--- begin Given information ---
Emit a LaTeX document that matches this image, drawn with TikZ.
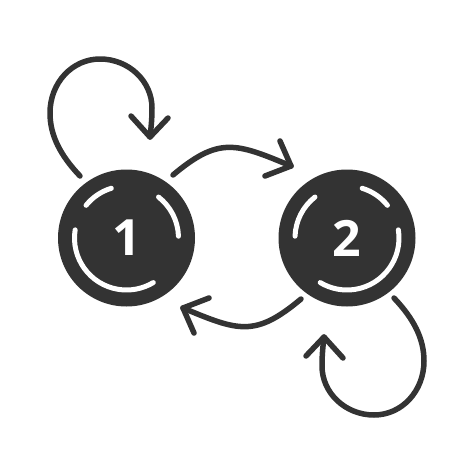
\documentclass[tikz,border=0pt]{standalone}
\usepackage{fontspec}
\newfontfamily\digitfont{Open Sans}
\definecolor{ink}{HTML}{333333}
\begin{document}
\begin{tikzpicture}[x=1pt,y=-1pt,
  conn/.style={draw=ink,line width=5.5pt,line cap=round,line join=round},
  state/.style={circle,fill=ink,minimum size=137pt,inner sep=0pt,text=white,
    font=\digitfont\bfseries\fontsize{50}{50}\selectfont},
  ring/.style={draw=white,line width=5pt,line cap=round}]
\useasboundingbox (0,0) rectangle (474,474);
\fill[white] (0,0) rectangle (474,474);
% states
\node[state] (s1) at (126.5,238) {1};
\node[state] (s2) at (347,238) {2};
% inner rings (angles negated because y points down)
\draw[ring] ([shift={(-107:52)}]s1.center) arc[start angle=-107,end angle=-141,radius=52];
\draw[ring] ([shift={(-2:52)}]s1.center) arc[start angle=-2,end angle=-52,radius=52];
\draw[ring] ([shift={(-171:52)}]s1.center) arc[start angle=-171,end angle=-301,radius=52];
\draw[ring] ([shift={(-73:52)}]s2.center) arc[start angle=-73,end angle=-39,radius=52];
\draw[ring] ([shift={(-178:52)}]s2.center) arc[start angle=-178,end angle=-128,radius=52];
\draw[ring] ([shift={(-9:52)}]s2.center) arc[start angle=-9,end angle=121,radius=52];
% connector end points
\coordinate (l1s) at (80,176);
\coordinate (l1t) at (150,137);
\coordinate (l2s) at (394,298);
\coordinate (l2t) at (324,337);
\coordinate (ts) at (173,175);
\coordinate (tt) at (291,166);
\coordinate (bs) at (301,299);
\coordinate (bt) at (183,308);
% self loop on 1
\draw[conn] (l1s) .. controls (60,155) and (50,135) .. (50,113)
  .. controls (50,83) and (72,59) .. (100,59)
  .. controls (128.6,59) and (152,81) .. (152,108)
  .. controls (152,120) and (151,128) .. (l1t);
\draw[conn] (131,116) -- (l1t) -- (168,118);
% self loop on 2
\draw[conn] (l2s) .. controls (414,319) and (424,339) .. (424,361)
  .. controls (424,391) and (402,415) .. (374,415)
  .. controls (345.4,415) and (322,393) .. (322,366)
  .. controls (322,354) and (323,346) .. (l2t);
\draw[conn] (343,358) -- (l2t) -- (306,356);
% 1 -> 2
\draw[conn] (ts) .. controls (219,136.4) and (235.8,142.9) .. (tt);
\draw[conn] (280,141) -- (tt) -- (265,176);
% 2 -> 1
\draw[conn] (bs) .. controls (255,337.6) and (238.2,331.1) .. (bt);
\draw[conn] (194,333) -- (bt) -- (209,298);
\end{tikzpicture}
\end{document}
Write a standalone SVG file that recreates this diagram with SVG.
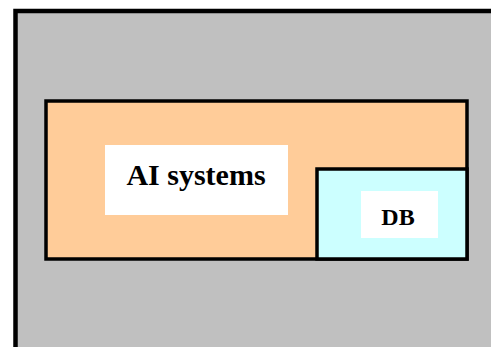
<svg xmlns="http://www.w3.org/2000/svg" width="491" height="347" viewBox="0 0 491 347">
<style>
.box{stroke:#000;}
.lbl{font-family:"Liberation Serif","Times New Roman",serif;font-weight:bold;fill:#000;text-anchor:middle;}
</style>
<rect width="491" height="347" fill="#fff"/>
<g id="outer">
<rect class="box" x="15.5" y="11" width="500" height="360" fill="#c0c0c0" stroke-width="4.5"/>
</g>
<g id="ai-systems">
<rect class="box" x="46" y="101" width="421" height="158" fill="#ffcc99" stroke-width="3.5"/>
<rect x="105" y="145" width="183" height="70" fill="#fff"/>
<text class="lbl" x="196" y="185" font-size="30">AI systems</text>
</g>
<g id="db">
<rect class="box" x="317" y="169" width="150" height="90" fill="#ccffff" stroke-width="3.5"/>
<rect x="361" y="191" width="77" height="47" fill="#fff"/>
<text class="lbl" x="398" y="225" font-size="24">DB</text>
</g>
<g id="connectors"/>
</svg>
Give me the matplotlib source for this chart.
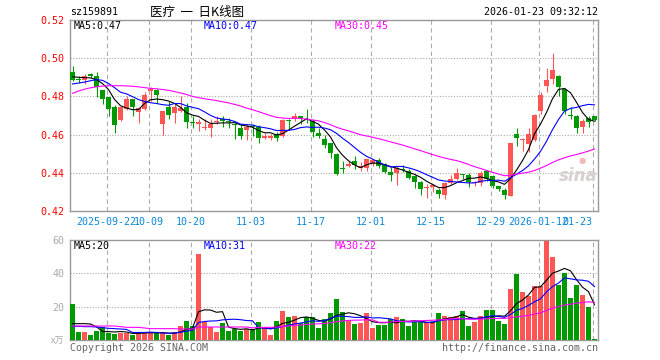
import pandas as pd
import matplotlib
matplotlib.use('Agg')
from matplotlib import pyplot as plt

# daily candles (index 0 = 2025-09-12 ... 87 = 2026-01-23)
opens = [0.4926, 0.4893, 0.4888, 0.4918, 0.4905, 0.4835, 0.4795, 0.4742, 0.4677, 0.4733,
         0.4786, 0.4716, 0.4733, 0.4830, 0.4833, 0.4654, 0.4742, 0.4712, 0.4725, 0.4742,
         0.4667, 0.4656, 0.4632, 0.4637, 0.4668, 0.4681, 0.4668, 0.4656, 0.4637, 0.4625,
         0.4644, 0.4642, 0.4584, 0.4584, 0.4602, 0.4593, 0.4674, 0.4684, 0.4695, 0.4683,
         0.4672, 0.4607, 0.4575, 0.4554, 0.4496, 0.4423, 0.4435, 0.4461, 0.4426, 0.4426,
         0.4444, 0.4467, 0.4444, 0.4404, 0.4400, 0.4420, 0.4409, 0.4382, 0.4351, 0.4320,
         0.4326, 0.4312, 0.4286, 0.4344, 0.4365, 0.4391, 0.4391, 0.4344, 0.4344, 0.4409,
         0.4382, 0.4330, 0.4312, 0.4281, 0.4602, 0.4572, 0.4549, 0.4572, 0.4725, 0.4856,
         0.4891, 0.4909, 0.4839, 0.4699, 0.4695, 0.4642, 0.4689, 0.4695]
highs = [0.4961, 0.4905, 0.4918, 0.4920, 0.4930, 0.4835, 0.4795, 0.4754, 0.4742, 0.4800,
         0.4786, 0.4737, 0.4821, 0.4847, 0.4839, 0.4725, 0.4777, 0.4760, 0.4800, 0.4768,
         0.4698, 0.4681, 0.4681, 0.4681, 0.4695, 0.4698, 0.4688, 0.4663, 0.4654, 0.4654,
         0.4654, 0.4649, 0.4607, 0.4602, 0.4611, 0.4681, 0.4681, 0.4712, 0.4698, 0.4733,
         0.4681, 0.4632, 0.4596, 0.4558, 0.4505, 0.4461, 0.4461, 0.4488, 0.4456, 0.4474,
         0.4470, 0.4479, 0.4449, 0.4430, 0.4435, 0.4440, 0.4418, 0.4391, 0.4356, 0.4339,
         0.4339, 0.4321, 0.4351, 0.4391, 0.4423, 0.4392, 0.4400, 0.4356, 0.4409, 0.4414,
         0.4391, 0.4333, 0.4321, 0.4554, 0.4632, 0.4584, 0.4632, 0.4707, 0.4821, 0.4947,
         0.5028, 0.4912, 0.4842, 0.4742, 0.4702, 0.4681, 0.4695, 0.4698]
lows = [0.4882, 0.4870, 0.4865, 0.4895, 0.4795, 0.4760, 0.4698, 0.4607, 0.4672, 0.4730,
        0.4698, 0.4663, 0.4730, 0.4777, 0.4768, 0.4598, 0.4681, 0.4663, 0.4716, 0.4637,
        0.4632, 0.4619, 0.4625, 0.4589, 0.4654, 0.4640, 0.4632, 0.4579, 0.4579, 0.4572,
        0.4593, 0.4554, 0.4575, 0.4572, 0.4567, 0.4589, 0.4628, 0.4672, 0.4654, 0.4663,
        0.4589, 0.4582, 0.4532, 0.4479, 0.4391, 0.4400, 0.4430, 0.4418, 0.4409, 0.4409,
        0.4435, 0.4426, 0.4400, 0.4356, 0.4335, 0.4404, 0.4365, 0.4321, 0.4286, 0.4268,
        0.4298, 0.4268, 0.4263, 0.4339, 0.4360, 0.4365, 0.4326, 0.4330, 0.4333, 0.4356,
        0.4321, 0.4304, 0.4263, 0.4277, 0.4540, 0.4514, 0.4509, 0.4567, 0.4707, 0.4825,
        0.4865, 0.4804, 0.4707, 0.4681, 0.4607, 0.4607, 0.4642, 0.4672]
closes = [0.4888, 0.4888, 0.4909, 0.4905, 0.4847, 0.4786, 0.4733, 0.4649, 0.4742, 0.4786,
          0.4742, 0.4737, 0.4807, 0.4839, 0.4807, 0.4725, 0.4702, 0.4742, 0.4737, 0.4667,
          0.4663, 0.4667, 0.4642, 0.4654, 0.4672, 0.4672, 0.4665, 0.4652, 0.4593, 0.4642,
          0.4640, 0.4581, 0.4593, 0.4593, 0.4582, 0.4677, 0.4671, 0.4698, 0.4688, 0.4679,
          0.4614, 0.4593, 0.4547, 0.4505, 0.4396, 0.4419, 0.4447, 0.4439, 0.4435, 0.4470,
          0.4467, 0.4435, 0.4404, 0.4391, 0.4426, 0.4417, 0.4374, 0.4351, 0.4316, 0.4322,
          0.4335, 0.4291, 0.4347, 0.4368, 0.4400, 0.4390, 0.4351, 0.4351, 0.4400, 0.4365,
          0.4330, 0.4316, 0.4286, 0.4554, 0.4584, 0.4579, 0.4602, 0.4702, 0.4807, 0.4888,
          0.4940, 0.4847, 0.4725, 0.4697, 0.4637, 0.4672, 0.4667, 0.4677]
volumes = [21.6, 4.8, 4.8, 3.0, 5.4, 7.6, 4.4, 3.6, 4.4, 4.0,
           3.2, 4.8, 4.8, 4.8, 4.0, 4.0, 2.8, 5.0, 8.4, 11.4,
           8.2, 51.6, 11.0, 7.6, 4.8, 10.0, 5.4, 6.4, 5.4, 6.4,
           6.8, 10.8, 7.6, 2.8, 11.4, 17.4, 13.8, 14.4, 10.0, 13.6,
           13.6, 7.2, 12.4, 16.2, 24.6, 16.8, 11.6, 9.6, 10.2, 16.2,
           7.2, 9.0, 9.0, 12.4, 13.8, 12.4, 8.4, 10.8, 10.8, 10.8,
           10.8, 16.2, 14.4, 13.8, 14.4, 17.4, 8.4, 10.8, 14.4, 18.0,
           18.0, 11.4, 9.6, 30.6, 39.6, 28.8, 26.4, 32.4, 32.4, 59.4,
           49.8, 33.0, 40.2, 25.2, 33.0, 27.0, 19.8, 0.6]

# moving averages of the first days as drawn (their windows reach back
# before the first candle shown)
ma5_start = [0.4903, 0.4900, 0.4898, 0.4897]
ma10_start = [0.4865, 0.4870, 0.4875, 0.4882, 0.4888, 0.4884, 0.4868, 0.4846, 0.4822]
ma30_start = [0.4816, 0.4828, 0.4838, 0.4845, 0.4850, 0.4854, 0.4856, 0.4856, 0.4856,
              0.4855, 0.4853, 0.4850, 0.4846, 0.4842, 0.4840, 0.4836, 0.4832, 0.4825,
              0.4818, 0.4810, 0.4800, 0.4793, 0.4788, 0.4783, 0.4778, 0.4772, 0.4766,
              0.4758, 0.4750]
vma5_start = [9.8, 9.8, 9.8, 9.6]
vma10_start = [8.2, 8.2, 8.0, 8.0, 7.8, 7.4, 7.0, 6.8, 6.6]
vma30_start = [8.4, 8.4, 8.4, 8.4, 8.4, 8.4, 8.4, 8.4, 8.0, 7.6,
               7.6, 7.6, 7.2, 6.8, 6.8, 6.8, 6.8, 6.8, 6.6, 6.6,
               6.6, 7.8, 7.8, 7.8, 7.8, 7.8, 7.8, 7.8, 7.8]

date_labels = ['2025-09-22', '10-09', '10-20', '11-03', '11-17',
               '12-01', '12-15', '12-29', '2026-01-12', '01-23']
date_index = [6, 13, 20, 30, 40, 50, 60, 70, 78, 87]
price_ticks = [0.42, 0.44, 0.46, 0.48, 0.50, 0.52]
volume_ticks = [20, 40, 60]

RED = '#ff5555'
GREEN = '#009900'
GRID = '#aaaaaa'
MONO = 'DejaVu Sans Mono'
CJK = ['Noto Sans CJK SC', 'DejaVu Sans']
FS = 7.2

df = pd.DataFrame({'open': opens, 'high': highs, 'low': lows,
                   'close': closes, 'volume': volumes})
starts = {'ma5': ma5_start, 'ma10': ma10_start, 'ma30': ma30_start,
          'vma5': vma5_start, 'vma10': vma10_start, 'vma30': vma30_start}
for n in (5, 10, 30):
    df['ma%d' % n] = df['close'].rolling(n).mean()
    df['vma%d' % n] = df['volume'].rolling(n).mean()
for col, vals in starts.items():
    df.loc[:len(vals) - 1, col] = vals
df['up'] = df['close'] >= df['open']
colors = [RED if u else GREEN for u in df['up']]
x = df.index.values

W, H = 660, 360


def px(xp, yp):
    return xp / W, 1 - yp / H


fig = plt.figure(figsize=(6.6, 3.6), dpi=100)
ax1 = fig.add_axes([70 / W, 1 - 211 / H, 528 / W, 191 / H])
ax2 = fig.add_axes([70 / W, 1 - 340 / H, 528 / W, 100 / H])

# price panel
ax1.vlines(x, df['low'], df['high'], colors=colors, lw=0.8, zorder=3)
body = (df['close'] - df['open']).abs().clip(lower=0.00045)
ax1.bar(x, body, bottom=df[['open', 'close']].min(axis=1), width=0.8,
        color=colors, linewidth=0, zorder=3)
ax1.plot(x, df['ma5'], color='black', lw=0.8, zorder=4)
ax1.plot(x, df['ma10'], color='#0000ff', lw=0.8, zorder=4)
ax1.plot(x, df['ma30'], color='#ff00ff', lw=0.8, zorder=4)
ax1.set_ylim(0.42, 0.52)
ax1.set_yticks(price_ticks)
ax1.set_yticklabels(['%.2f' % v for v in price_ticks], color='red',
                    family=MONO, fontsize=FS)
for v in price_ticks[1:-1]:
    ax1.axhline(v, color=GRID, lw=0.8, ls=(0, (1, 1.5)), zorder=1)

# volume panel
ax2.bar(x, df['volume'], width=0.8, color=colors, linewidth=0, zorder=3)
ax2.plot(x, df['vma5'], color='black', lw=0.8, zorder=4)
ax2.plot(x, df['vma10'], color='#0000ff', lw=0.8, zorder=4)
ax2.plot(x, df['vma30'], color='#ff00ff', lw=0.8, zorder=4)
ax2.set_ylim(0, 60)
ax2.set_yticks(volume_ticks)
ax2.set_yticklabels([str(v) for v in volume_ticks], color=GRID,
                    family=MONO, fontsize=FS)
for v in volume_ticks[:-1]:
    ax2.axhline(v, color=GRID, lw=0.8, ls=(0, (1, 1.5)), zorder=1)

line_pos = [i - 0.33 for i in date_index]
for ax in (ax1, ax2):
    ax.set_xlim(-0.417, len(x) - 0.417)
    for p in line_pos:
        ax.axvline(p, color=GRID, lw=0.8, ls=(0, (4, 3)), zorder=1)
    for s in ax.spines.values():
        s.set_color('#999999')
        s.set_linewidth(1.0)
    ax.tick_params(length=0, pad=4)

ax1.set_xticks(line_pos)
ax1.set_xticklabels(date_labels, color='#0a88d8', family=MONO, fontsize=FS)
ax1.get_xticklabels()[-1].set_ha('right')
ax2.set_xticks([])

# texts
fig.text(*px(70, 12), 'sz159891', family=MONO, fontsize=FS, va='center')
fig.text(*px(150, 12), '医疗  一  日K线图', family=CJK, fontsize=9, va='center')
fig.text(*px(598, 12), '2026-01-23 09:32:12', family=MONO, fontsize=FS,
         va='center', ha='right')
fig.text(*px(74, 26), 'MA5:0.47', family=MONO, fontsize=FS, va='center')
fig.text(*px(204, 26), 'MA10:0.47', family=MONO, fontsize=FS, va='center',
         color='#0000ff')
fig.text(*px(335, 26), 'MA30:0.45', family=MONO, fontsize=FS, va='center',
         color='#ff00ff')
fig.text(*px(74, 246), 'MA5:20', family=MONO, fontsize=FS, va='center')
fig.text(*px(204, 246), 'MA10:31', family=MONO, fontsize=FS, va='center',
         color='#0000ff')
fig.text(*px(335, 246), 'MA30:22', family=MONO, fontsize=FS, va='center',
         color='#ff00ff')
fig.text(*px(64, 341), 'x万', family=CJK, fontsize=6.5, va='center',
         ha='right', color=GRID)
fig.text(*px(70, 348), 'Copyright 2026 SINA.COM', family=MONO, fontsize=FS,
         va='center', color='#666666')
fig.text(*px(598, 348), 'http://finance.sina.com.cn', family=MONO,
         fontsize=FS, va='center', ha='right', color='#666666')
fig.text(*px(578, 176), 'sina', fontsize=12, fontweight='bold',
         style='italic', ha='center', va='center', color='#d8d0d0')
fig.text(*px(582, 161), '●', fontsize=6, ha='center', va='center',
         color='#f4b8b8')

plt.savefig('out.png', dpi=100)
--- end Given information ---
- _Work instructions_:
What lines above run from the one with "Give me the matplotlib source for this chart." to the one with "from matplotlib import pyplot as plt"? Give them again exactly, ends included, and leave the pictures out.

- _Response to the exercise_:
Give me the matplotlib source for this chart.
import pandas as pd
import matplotlib
matplotlib.use('Agg')
from matplotlib import pyplot as plt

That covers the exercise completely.